— start of Collected data —

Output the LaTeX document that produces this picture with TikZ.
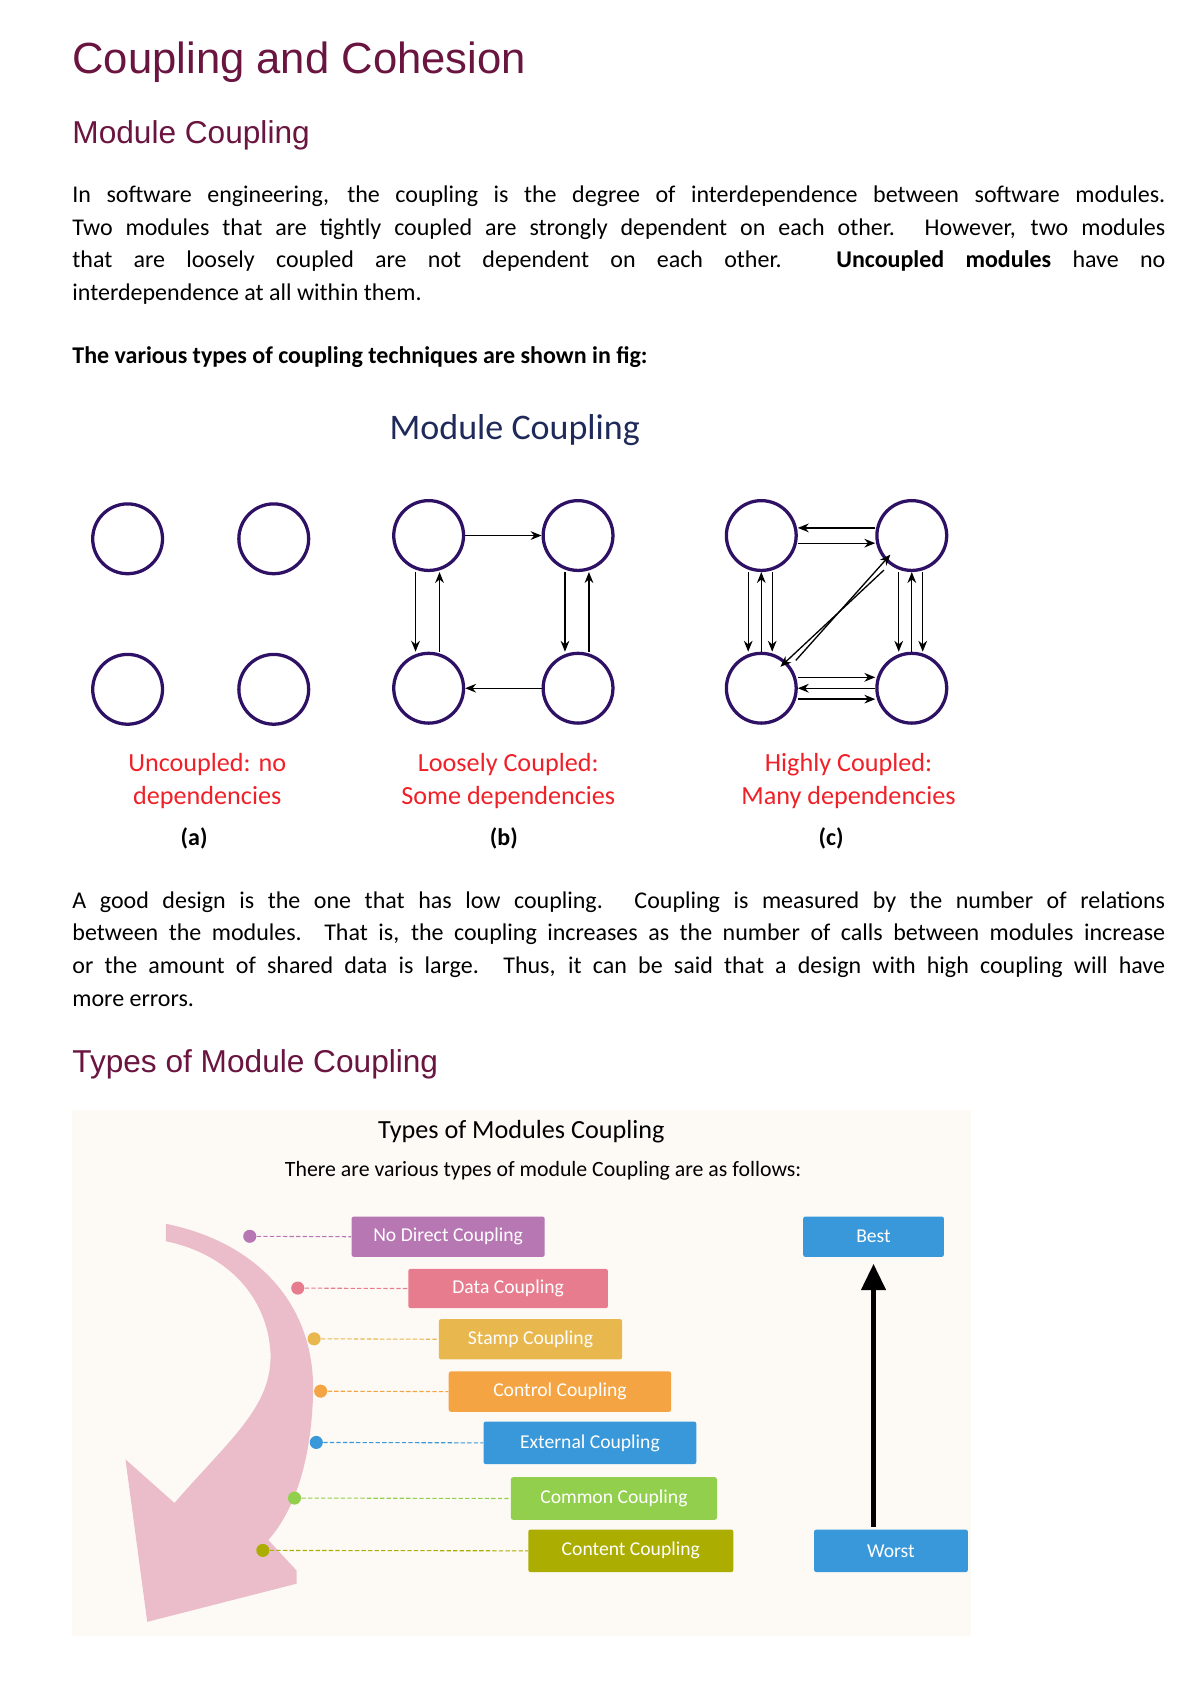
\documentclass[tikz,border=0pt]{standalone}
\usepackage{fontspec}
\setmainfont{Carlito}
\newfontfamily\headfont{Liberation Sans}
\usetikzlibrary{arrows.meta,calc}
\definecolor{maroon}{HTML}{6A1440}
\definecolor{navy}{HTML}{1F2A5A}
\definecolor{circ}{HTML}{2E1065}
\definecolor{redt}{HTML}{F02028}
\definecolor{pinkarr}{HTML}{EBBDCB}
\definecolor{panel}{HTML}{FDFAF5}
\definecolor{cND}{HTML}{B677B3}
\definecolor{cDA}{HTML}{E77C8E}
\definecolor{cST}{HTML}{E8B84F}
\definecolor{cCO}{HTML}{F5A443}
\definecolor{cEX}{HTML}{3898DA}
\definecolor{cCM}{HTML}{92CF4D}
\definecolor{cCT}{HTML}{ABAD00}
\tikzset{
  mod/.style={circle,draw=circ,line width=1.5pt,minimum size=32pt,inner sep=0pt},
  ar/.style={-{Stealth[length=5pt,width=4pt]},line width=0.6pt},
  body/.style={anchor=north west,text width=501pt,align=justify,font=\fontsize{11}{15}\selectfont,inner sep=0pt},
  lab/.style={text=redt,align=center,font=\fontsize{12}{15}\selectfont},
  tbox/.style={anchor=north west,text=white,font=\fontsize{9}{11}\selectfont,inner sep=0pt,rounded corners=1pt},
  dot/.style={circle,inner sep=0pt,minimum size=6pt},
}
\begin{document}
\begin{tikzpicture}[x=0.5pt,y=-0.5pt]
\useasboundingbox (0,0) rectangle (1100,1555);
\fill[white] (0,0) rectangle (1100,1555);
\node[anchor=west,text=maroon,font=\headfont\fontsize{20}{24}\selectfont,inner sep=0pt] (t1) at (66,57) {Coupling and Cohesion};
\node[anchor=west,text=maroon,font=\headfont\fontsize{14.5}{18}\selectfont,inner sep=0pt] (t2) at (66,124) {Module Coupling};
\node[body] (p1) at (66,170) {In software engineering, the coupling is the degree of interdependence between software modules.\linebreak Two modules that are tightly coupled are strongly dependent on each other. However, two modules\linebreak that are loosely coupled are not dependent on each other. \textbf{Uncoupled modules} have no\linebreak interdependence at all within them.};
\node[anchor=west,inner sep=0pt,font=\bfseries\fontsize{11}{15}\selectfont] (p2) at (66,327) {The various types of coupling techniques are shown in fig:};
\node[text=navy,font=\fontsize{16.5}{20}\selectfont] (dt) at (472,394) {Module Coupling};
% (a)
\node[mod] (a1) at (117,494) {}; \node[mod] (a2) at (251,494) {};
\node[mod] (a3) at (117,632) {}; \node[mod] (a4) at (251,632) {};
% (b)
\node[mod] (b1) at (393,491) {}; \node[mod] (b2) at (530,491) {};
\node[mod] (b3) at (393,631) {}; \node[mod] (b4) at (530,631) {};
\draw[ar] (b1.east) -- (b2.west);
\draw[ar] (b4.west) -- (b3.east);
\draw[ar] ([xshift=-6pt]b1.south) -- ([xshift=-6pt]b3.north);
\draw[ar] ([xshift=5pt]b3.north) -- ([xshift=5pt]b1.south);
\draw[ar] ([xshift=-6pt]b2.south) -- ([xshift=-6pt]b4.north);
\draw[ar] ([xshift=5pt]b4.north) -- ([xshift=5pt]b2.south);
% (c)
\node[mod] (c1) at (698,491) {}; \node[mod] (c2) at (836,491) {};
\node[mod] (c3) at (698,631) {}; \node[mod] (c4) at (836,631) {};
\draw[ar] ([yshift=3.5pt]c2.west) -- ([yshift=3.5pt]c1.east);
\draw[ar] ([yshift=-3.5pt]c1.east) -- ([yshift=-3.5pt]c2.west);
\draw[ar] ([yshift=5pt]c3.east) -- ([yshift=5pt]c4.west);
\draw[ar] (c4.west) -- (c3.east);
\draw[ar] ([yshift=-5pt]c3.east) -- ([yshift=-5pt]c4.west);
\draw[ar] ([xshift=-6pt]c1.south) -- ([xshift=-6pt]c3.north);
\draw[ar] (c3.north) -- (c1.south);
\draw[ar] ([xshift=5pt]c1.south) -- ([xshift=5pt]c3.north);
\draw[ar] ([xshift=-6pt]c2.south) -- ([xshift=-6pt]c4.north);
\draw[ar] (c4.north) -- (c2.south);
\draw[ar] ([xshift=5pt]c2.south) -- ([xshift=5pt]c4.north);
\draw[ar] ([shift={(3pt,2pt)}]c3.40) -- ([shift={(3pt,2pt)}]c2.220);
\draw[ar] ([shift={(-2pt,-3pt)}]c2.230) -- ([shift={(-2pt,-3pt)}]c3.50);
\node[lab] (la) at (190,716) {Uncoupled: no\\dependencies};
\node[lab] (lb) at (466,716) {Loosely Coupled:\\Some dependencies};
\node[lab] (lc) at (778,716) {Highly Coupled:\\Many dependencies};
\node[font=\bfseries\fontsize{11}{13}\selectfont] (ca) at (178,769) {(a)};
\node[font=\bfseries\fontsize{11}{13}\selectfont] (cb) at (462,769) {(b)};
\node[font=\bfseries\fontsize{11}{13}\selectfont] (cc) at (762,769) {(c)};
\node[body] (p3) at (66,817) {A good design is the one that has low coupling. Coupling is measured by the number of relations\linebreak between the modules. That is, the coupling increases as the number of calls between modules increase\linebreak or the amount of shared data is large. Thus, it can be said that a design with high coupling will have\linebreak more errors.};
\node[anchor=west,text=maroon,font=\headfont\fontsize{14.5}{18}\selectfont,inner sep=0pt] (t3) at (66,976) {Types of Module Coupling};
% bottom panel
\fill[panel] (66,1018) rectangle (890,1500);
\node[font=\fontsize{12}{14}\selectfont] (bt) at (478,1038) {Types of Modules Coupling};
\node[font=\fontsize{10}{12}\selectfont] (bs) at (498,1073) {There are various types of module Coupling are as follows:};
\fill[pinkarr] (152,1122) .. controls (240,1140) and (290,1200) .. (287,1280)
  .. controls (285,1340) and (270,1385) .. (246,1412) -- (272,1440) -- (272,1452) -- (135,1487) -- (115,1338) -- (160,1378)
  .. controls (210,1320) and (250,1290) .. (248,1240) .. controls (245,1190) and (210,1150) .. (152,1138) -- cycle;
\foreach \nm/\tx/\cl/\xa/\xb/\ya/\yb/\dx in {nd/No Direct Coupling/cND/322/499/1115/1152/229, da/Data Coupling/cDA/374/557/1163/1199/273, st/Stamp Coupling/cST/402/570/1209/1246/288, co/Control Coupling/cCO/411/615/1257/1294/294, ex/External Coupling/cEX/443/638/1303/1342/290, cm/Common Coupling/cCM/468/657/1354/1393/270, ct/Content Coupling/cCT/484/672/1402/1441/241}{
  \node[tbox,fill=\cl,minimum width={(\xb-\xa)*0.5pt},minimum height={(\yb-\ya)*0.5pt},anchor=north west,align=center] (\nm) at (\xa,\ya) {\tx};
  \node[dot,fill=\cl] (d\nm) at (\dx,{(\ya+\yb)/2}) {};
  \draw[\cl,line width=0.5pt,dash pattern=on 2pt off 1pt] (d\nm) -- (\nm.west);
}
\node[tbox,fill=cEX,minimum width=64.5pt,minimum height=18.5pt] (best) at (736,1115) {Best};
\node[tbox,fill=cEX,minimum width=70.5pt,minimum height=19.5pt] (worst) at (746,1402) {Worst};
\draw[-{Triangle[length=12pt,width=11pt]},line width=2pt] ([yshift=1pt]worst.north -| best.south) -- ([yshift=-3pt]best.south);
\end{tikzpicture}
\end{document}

— end of Collected data —

**Problem:**
Return the listing above word for word, with the pictures removed.

**Finished task:**
Output the LaTeX document that produces this picture with TikZ.
\documentclass[tikz,border=0pt]{standalone}
\usepackage{fontspec}
\setmainfont{Carlito}
\newfontfamily\headfont{Liberation Sans}
\usetikzlibrary{arrows.meta,calc}
\definecolor{maroon}{HTML}{6A1440}
\definecolor{navy}{HTML}{1F2A5A}
\definecolor{circ}{HTML}{2E1065}
\definecolor{redt}{HTML}{F02028}
\definecolor{pinkarr}{HTML}{EBBDCB}
\definecolor{panel}{HTML}{FDFAF5}
\definecolor{cND}{HTML}{B677B3}
\definecolor{cDA}{HTML}{E77C8E}
\definecolor{cST}{HTML}{E8B84F}
\definecolor{cCO}{HTML}{F5A443}
\definecolor{cEX}{HTML}{3898DA}
\definecolor{cCM}{HTML}{92CF4D}
\definecolor{cCT}{HTML}{ABAD00}
\tikzset{
  mod/.style={circle,draw=circ,line width=1.5pt,minimum size=32pt,inner sep=0pt},
  ar/.style={-{Stealth[length=5pt,width=4pt]},line width=0.6pt},
  body/.style={anchor=north west,text width=501pt,align=justify,font=\fontsize{11}{15}\selectfont,inner sep=0pt},
  lab/.style={text=redt,align=center,font=\fontsize{12}{15}\selectfont},
  tbox/.style={anchor=north west,text=white,font=\fontsize{9}{11}\selectfont,inner sep=0pt,rounded corners=1pt},
  dot/.style={circle,inner sep=0pt,minimum size=6pt},
}
\begin{document}
\begin{tikzpicture}[x=0.5pt,y=-0.5pt]
\useasboundingbox (0,0) rectangle (1100,1555);
\fill[white] (0,0) rectangle (1100,1555);
\node[anchor=west,text=maroon,font=\headfont\fontsize{20}{24}\selectfont,inner sep=0pt] (t1) at (66,57) {Coupling and Cohesion};
\node[anchor=west,text=maroon,font=\headfont\fontsize{14.5}{18}\selectfont,inner sep=0pt] (t2) at (66,124) {Module Coupling};
\node[body] (p1) at (66,170) {In software engineering, the coupling is the degree of interdependence between software modules.\linebreak Two modules that are tightly coupled are strongly dependent on each other. However, two modules\linebreak that are loosely coupled are not dependent on each other. \textbf{Uncoupled modules} have no\linebreak interdependence at all within them.};
\node[anchor=west,inner sep=0pt,font=\bfseries\fontsize{11}{15}\selectfont] (p2) at (66,327) {The various types of coupling techniques are shown in fig:};
\node[text=navy,font=\fontsize{16.5}{20}\selectfont] (dt) at (472,394) {Module Coupling};
% (a)
\node[mod] (a1) at (117,494) {}; \node[mod] (a2) at (251,494) {};
\node[mod] (a3) at (117,632) {}; \node[mod] (a4) at (251,632) {};
% (b)
\node[mod] (b1) at (393,491) {}; \node[mod] (b2) at (530,491) {};
\node[mod] (b3) at (393,631) {}; \node[mod] (b4) at (530,631) {};
\draw[ar] (b1.east) -- (b2.west);
\draw[ar] (b4.west) -- (b3.east);
\draw[ar] ([xshift=-6pt]b1.south) -- ([xshift=-6pt]b3.north);
\draw[ar] ([xshift=5pt]b3.north) -- ([xshift=5pt]b1.south);
\draw[ar] ([xshift=-6pt]b2.south) -- ([xshift=-6pt]b4.north);
\draw[ar] ([xshift=5pt]b4.north) -- ([xshift=5pt]b2.south);
% (c)
\node[mod] (c1) at (698,491) {}; \node[mod] (c2) at (836,491) {};
\node[mod] (c3) at (698,631) {}; \node[mod] (c4) at (836,631) {};
\draw[ar] ([yshift=3.5pt]c2.west) -- ([yshift=3.5pt]c1.east);
\draw[ar] ([yshift=-3.5pt]c1.east) -- ([yshift=-3.5pt]c2.west);
\draw[ar] ([yshift=5pt]c3.east) -- ([yshift=5pt]c4.west);
\draw[ar] (c4.west) -- (c3.east);
\draw[ar] ([yshift=-5pt]c3.east) -- ([yshift=-5pt]c4.west);
\draw[ar] ([xshift=-6pt]c1.south) -- ([xshift=-6pt]c3.north);
\draw[ar] (c3.north) -- (c1.south);
\draw[ar] ([xshift=5pt]c1.south) -- ([xshift=5pt]c3.north);
\draw[ar] ([xshift=-6pt]c2.south) -- ([xshift=-6pt]c4.north);
\draw[ar] (c4.north) -- (c2.south);
\draw[ar] ([xshift=5pt]c2.south) -- ([xshift=5pt]c4.north);
\draw[ar] ([shift={(3pt,2pt)}]c3.40) -- ([shift={(3pt,2pt)}]c2.220);
\draw[ar] ([shift={(-2pt,-3pt)}]c2.230) -- ([shift={(-2pt,-3pt)}]c3.50);
\node[lab] (la) at (190,716) {Uncoupled: no\\dependencies};
\node[lab] (lb) at (466,716) {Loosely Coupled:\\Some dependencies};
\node[lab] (lc) at (778,716) {Highly Coupled:\\Many dependencies};
\node[font=\bfseries\fontsize{11}{13}\selectfont] (ca) at (178,769) {(a)};
\node[font=\bfseries\fontsize{11}{13}\selectfont] (cb) at (462,769) {(b)};
\node[font=\bfseries\fontsize{11}{13}\selectfont] (cc) at (762,769) {(c)};
\node[body] (p3) at (66,817) {A good design is the one that has low coupling. Coupling is measured by the number of relations\linebreak between the modules. That is, the coupling increases as the number of calls between modules increase\linebreak or the amount of shared data is large. Thus, it can be said that a design with high coupling will have\linebreak more errors.};
\node[anchor=west,text=maroon,font=\headfont\fontsize{14.5}{18}\selectfont,inner sep=0pt] (t3) at (66,976) {Types of Module Coupling};
% bottom panel
\fill[panel] (66,1018) rectangle (890,1500);
\node[font=\fontsize{12}{14}\selectfont] (bt) at (478,1038) {Types of Modules Coupling};
\node[font=\fontsize{10}{12}\selectfont] (bs) at (498,1073) {There are various types of module Coupling are as follows:};
\fill[pinkarr] (152,1122) .. controls (240,1140) and (290,1200) .. (287,1280)
  .. controls (285,1340) and (270,1385) .. (246,1412) -- (272,1440) -- (272,1452) -- (135,1487) -- (115,1338) -- (160,1378)
  .. controls (210,1320) and (250,1290) .. (248,1240) .. controls (245,1190) and (210,1150) .. (152,1138) -- cycle;
\foreach \nm/\tx/\cl/\xa/\xb/\ya/\yb/\dx in {nd/No Direct Coupling/cND/322/499/1115/1152/229, da/Data Coupling/cDA/374/557/1163/1199/273, st/Stamp Coupling/cST/402/570/1209/1246/288, co/Control Coupling/cCO/411/615/1257/1294/294, ex/External Coupling/cEX/443/638/1303/1342/290, cm/Common Coupling/cCM/468/657/1354/1393/270, ct/Content Coupling/cCT/484/672/1402/1441/241}{
  \node[tbox,fill=\cl,minimum width={(\xb-\xa)*0.5pt},minimum height={(\yb-\ya)*0.5pt},anchor=north west,align=center] (\nm) at (\xa,\ya) {\tx};
  \node[dot,fill=\cl] (d\nm) at (\dx,{(\ya+\yb)/2}) {};
  \draw[\cl,line width=0.5pt,dash pattern=on 2pt off 1pt] (d\nm) -- (\nm.west);
}
\node[tbox,fill=cEX,minimum width=64.5pt,minimum height=18.5pt] (best) at (736,1115) {Best};
\node[tbox,fill=cEX,minimum width=70.5pt,minimum height=19.5pt] (worst) at (746,1402) {Worst};
\draw[-{Triangle[length=12pt,width=11pt]},line width=2pt] ([yshift=1pt]worst.north -| best.south) -- ([yshift=-3pt]best.south);
\end{tikzpicture}
\end{document}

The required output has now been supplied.